## SHORT PROBLEM
Transcribe the listing in full, excluding any pictures.

########

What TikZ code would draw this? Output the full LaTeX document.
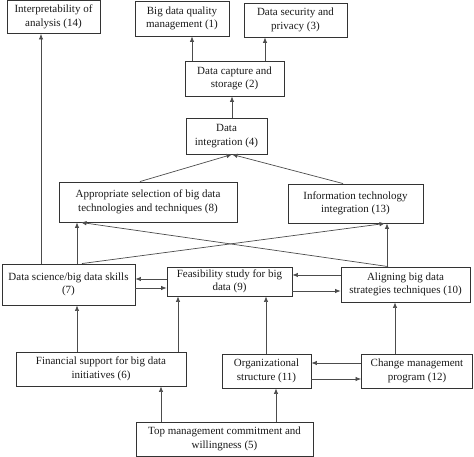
\documentclass[tikz,border=0pt]{standalone}
\usepackage{fontspec}
\setmainfont{Liberation Serif}
\usetikzlibrary{arrows.meta}
\begin{document}
\begin{tikzpicture}[x=1pt,y=-1pt,
  box/.style={draw=black!80, line width=0.9pt, align=center, inner sep=1pt,
    font=\fontsize{11}{13.5}\selectfont, text=black!90},
  arr/.style={draw=black!70, line width=0.7pt, -{Latex[length=5.5pt,width=4.5pt]}}]
\useasboundingbox (0,0) rectangle (474,457);
\node[box, minimum width=93pt, minimum height=33pt] (n14) at (53.5,17) {Interpretability of\\analysis (14)};
\node[box, minimum width=94pt, minimum height=35pt] (n1) at (182,18.5) {Big data quality\\management (1)};
\node[box, minimum width=103pt, minimum height=34pt] (n3) at (295.5,20) {Data security and\\privacy (3)};
\node[box, minimum width=99pt, minimum height=35pt] (n2) at (234.5,78.5) {Data capture and\\storage (2)};
\node[box, minimum width=81pt, minimum height=36pt] (n4) at (226.5,136) {Data\\integration (4)};
\node[box, minimum width=178pt, minimum height=40pt] (n8) at (148,202) {Appropriate selection of big data\\technologies and techniques (8)};
\node[box, minimum width=135pt, minimum height=39pt] (n13) at (355.5,203.5) {Information technology\\integration (13)};
\node[box, minimum width=133pt, minimum height=41pt] (n7) at (68.5,284.5) {Data science/big data skills\\(7)};
\node[box, minimum width=125pt, minimum height=29pt, inner sep=0pt] (n9) at (229.5,281.5) {Feasibility study for big\\data (9)};
\node[box, minimum width=129pt, minimum height=35pt] (n10) at (405.5,284.5) {Aligning big data\\strategies techniques (10)};
\node[box, minimum width=170pt, minimum height=34pt] (n6) at (101,369) {Financial support for big data\\initiatives (6)};
\node[box, minimum width=89pt, minimum height=34pt] (n11) at (266.5,371) {Organizational\\structure (11)};
\node[box, minimum width=111pt, minimum height=34pt] (n12) at (417,371) {Change management\\program (12)};
\node[box, minimum width=177pt, minimum height=34pt] (n5) at (224.5,439) {Top management commitment and\\willingness (5)};

\draw[arr] ([xshift=-27.5pt]n7.north) -- ([xshift=-12.5pt]n14.south);
\draw[arr] ([xshift=-42.5pt]n2.north) -- ([xshift=10pt]n1.south);
\draw[arr] ([xshift=30.5pt]n2.north) -- ([xshift=-30.5pt]n3.south);
\draw[arr] ([xshift=5.5pt]n4.north) -- ([xshift=-2.5pt]n2.south);
\draw[arr] ([xshift=-8pt]n8.north) -- ([xshift=5.5pt]n4.south);
\draw[arr] ([xshift=-12.5pt]n13.north) -- ([xshift=5.5pt]n4.south);
\draw[arr] ([xshift=8.5pt]n7.north) -- ([xshift=-71pt]n8.south);
\draw[arr] ([xshift=-18.5pt]n10.north) -- ([xshift=31.5pt]n13.south);
\draw[arr] ([xshift=13.5pt]n7.north) -- ([xshift=29.5pt]n13.south);
\draw[arr] ([xshift=-17.5pt]n10.north) -- ([xshift=-67pt]n8.south);
\draw[arr] ([yshift=2.5pt]n9.west) -- ([yshift=5.5pt]n7.east);
\draw[arr] ([yshift=-3.5pt]n7.east) -- ([yshift=-6.5pt]n9.west);
\draw[arr] ([yshift=9.5pt]n10.west) -- ([yshift=6.5pt]n9.east);
\draw[arr] ([yshift=-9.5pt]n9.east) -- ([yshift=-6.5pt]n10.west);
\draw[arr] ([xshift=-24pt]n6.north) -- ([xshift=8.5pt]n7.south);
\draw[arr] ([xshift=77pt]n6.north) -- ([xshift=-51.5pt]n9.south);
\draw[arr] ([xshift=-0.5pt]n11.north) -- ([xshift=36.5pt]n9.south);
\draw[arr] ([xshift=-22pt]n12.north) -- ([xshift=-10.5pt]n10.south);
\draw[arr] ([yshift=8pt]n12.west) -- ([yshift=8pt]n11.east);
\draw[arr] ([yshift=-8pt]n11.east) -- ([yshift=-8pt]n12.west);
\draw[arr] ([xshift=-63.5pt]n5.north) -- ([xshift=60pt]n6.south);
\draw[arr] ([xshift=51.5pt]n5.north) -- ([xshift=9.5pt]n11.south);
\end{tikzpicture}
\end{document}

########

## TASK SOLUTION
What TikZ code would draw this? Output the full LaTeX document.
\documentclass[tikz,border=0pt]{standalone}
\usepackage{fontspec}
\setmainfont{Liberation Serif}
\usetikzlibrary{arrows.meta}
\begin{document}
\begin{tikzpicture}[x=1pt,y=-1pt,
  box/.style={draw=black!80, line width=0.9pt, align=center, inner sep=1pt,
    font=\fontsize{11}{13.5}\selectfont, text=black!90},
  arr/.style={draw=black!70, line width=0.7pt, -{Latex[length=5.5pt,width=4.5pt]}}]
\useasboundingbox (0,0) rectangle (474,457);
\node[box, minimum width=93pt, minimum height=33pt] (n14) at (53.5,17) {Interpretability of\\analysis (14)};
\node[box, minimum width=94pt, minimum height=35pt] (n1) at (182,18.5) {Big data quality\\management (1)};
\node[box, minimum width=103pt, minimum height=34pt] (n3) at (295.5,20) {Data security and\\privacy (3)};
\node[box, minimum width=99pt, minimum height=35pt] (n2) at (234.5,78.5) {Data capture and\\storage (2)};
\node[box, minimum width=81pt, minimum height=36pt] (n4) at (226.5,136) {Data\\integration (4)};
\node[box, minimum width=178pt, minimum height=40pt] (n8) at (148,202) {Appropriate selection of big data\\technologies and techniques (8)};
\node[box, minimum width=135pt, minimum height=39pt] (n13) at (355.5,203.5) {Information technology\\integration (13)};
\node[box, minimum width=133pt, minimum height=41pt] (n7) at (68.5,284.5) {Data science/big data skills\\(7)};
\node[box, minimum width=125pt, minimum height=29pt, inner sep=0pt] (n9) at (229.5,281.5) {Feasibility study for big\\data (9)};
\node[box, minimum width=129pt, minimum height=35pt] (n10) at (405.5,284.5) {Aligning big data\\strategies techniques (10)};
\node[box, minimum width=170pt, minimum height=34pt] (n6) at (101,369) {Financial support for big data\\initiatives (6)};
\node[box, minimum width=89pt, minimum height=34pt] (n11) at (266.5,371) {Organizational\\structure (11)};
\node[box, minimum width=111pt, minimum height=34pt] (n12) at (417,371) {Change management\\program (12)};
\node[box, minimum width=177pt, minimum height=34pt] (n5) at (224.5,439) {Top management commitment and\\willingness (5)};

\draw[arr] ([xshift=-27.5pt]n7.north) -- ([xshift=-12.5pt]n14.south);
\draw[arr] ([xshift=-42.5pt]n2.north) -- ([xshift=10pt]n1.south);
\draw[arr] ([xshift=30.5pt]n2.north) -- ([xshift=-30.5pt]n3.south);
\draw[arr] ([xshift=5.5pt]n4.north) -- ([xshift=-2.5pt]n2.south);
\draw[arr] ([xshift=-8pt]n8.north) -- ([xshift=5.5pt]n4.south);
\draw[arr] ([xshift=-12.5pt]n13.north) -- ([xshift=5.5pt]n4.south);
\draw[arr] ([xshift=8.5pt]n7.north) -- ([xshift=-71pt]n8.south);
\draw[arr] ([xshift=-18.5pt]n10.north) -- ([xshift=31.5pt]n13.south);
\draw[arr] ([xshift=13.5pt]n7.north) -- ([xshift=29.5pt]n13.south);
\draw[arr] ([xshift=-17.5pt]n10.north) -- ([xshift=-67pt]n8.south);
\draw[arr] ([yshift=2.5pt]n9.west) -- ([yshift=5.5pt]n7.east);
\draw[arr] ([yshift=-3.5pt]n7.east) -- ([yshift=-6.5pt]n9.west);
\draw[arr] ([yshift=9.5pt]n10.west) -- ([yshift=6.5pt]n9.east);
\draw[arr] ([yshift=-9.5pt]n9.east) -- ([yshift=-6.5pt]n10.west);
\draw[arr] ([xshift=-24pt]n6.north) -- ([xshift=8.5pt]n7.south);
\draw[arr] ([xshift=77pt]n6.north) -- ([xshift=-51.5pt]n9.south);
\draw[arr] ([xshift=-0.5pt]n11.north) -- ([xshift=36.5pt]n9.south);
\draw[arr] ([xshift=-22pt]n12.north) -- ([xshift=-10.5pt]n10.south);
\draw[arr] ([yshift=8pt]n12.west) -- ([yshift=8pt]n11.east);
\draw[arr] ([yshift=-8pt]n11.east) -- ([yshift=-8pt]n12.west);
\draw[arr] ([xshift=-63.5pt]n5.north) -- ([xshift=60pt]n6.south);
\draw[arr] ([xshift=51.5pt]n5.north) -- ([xshift=9.5pt]n11.south);
\end{tikzpicture}
\end{document}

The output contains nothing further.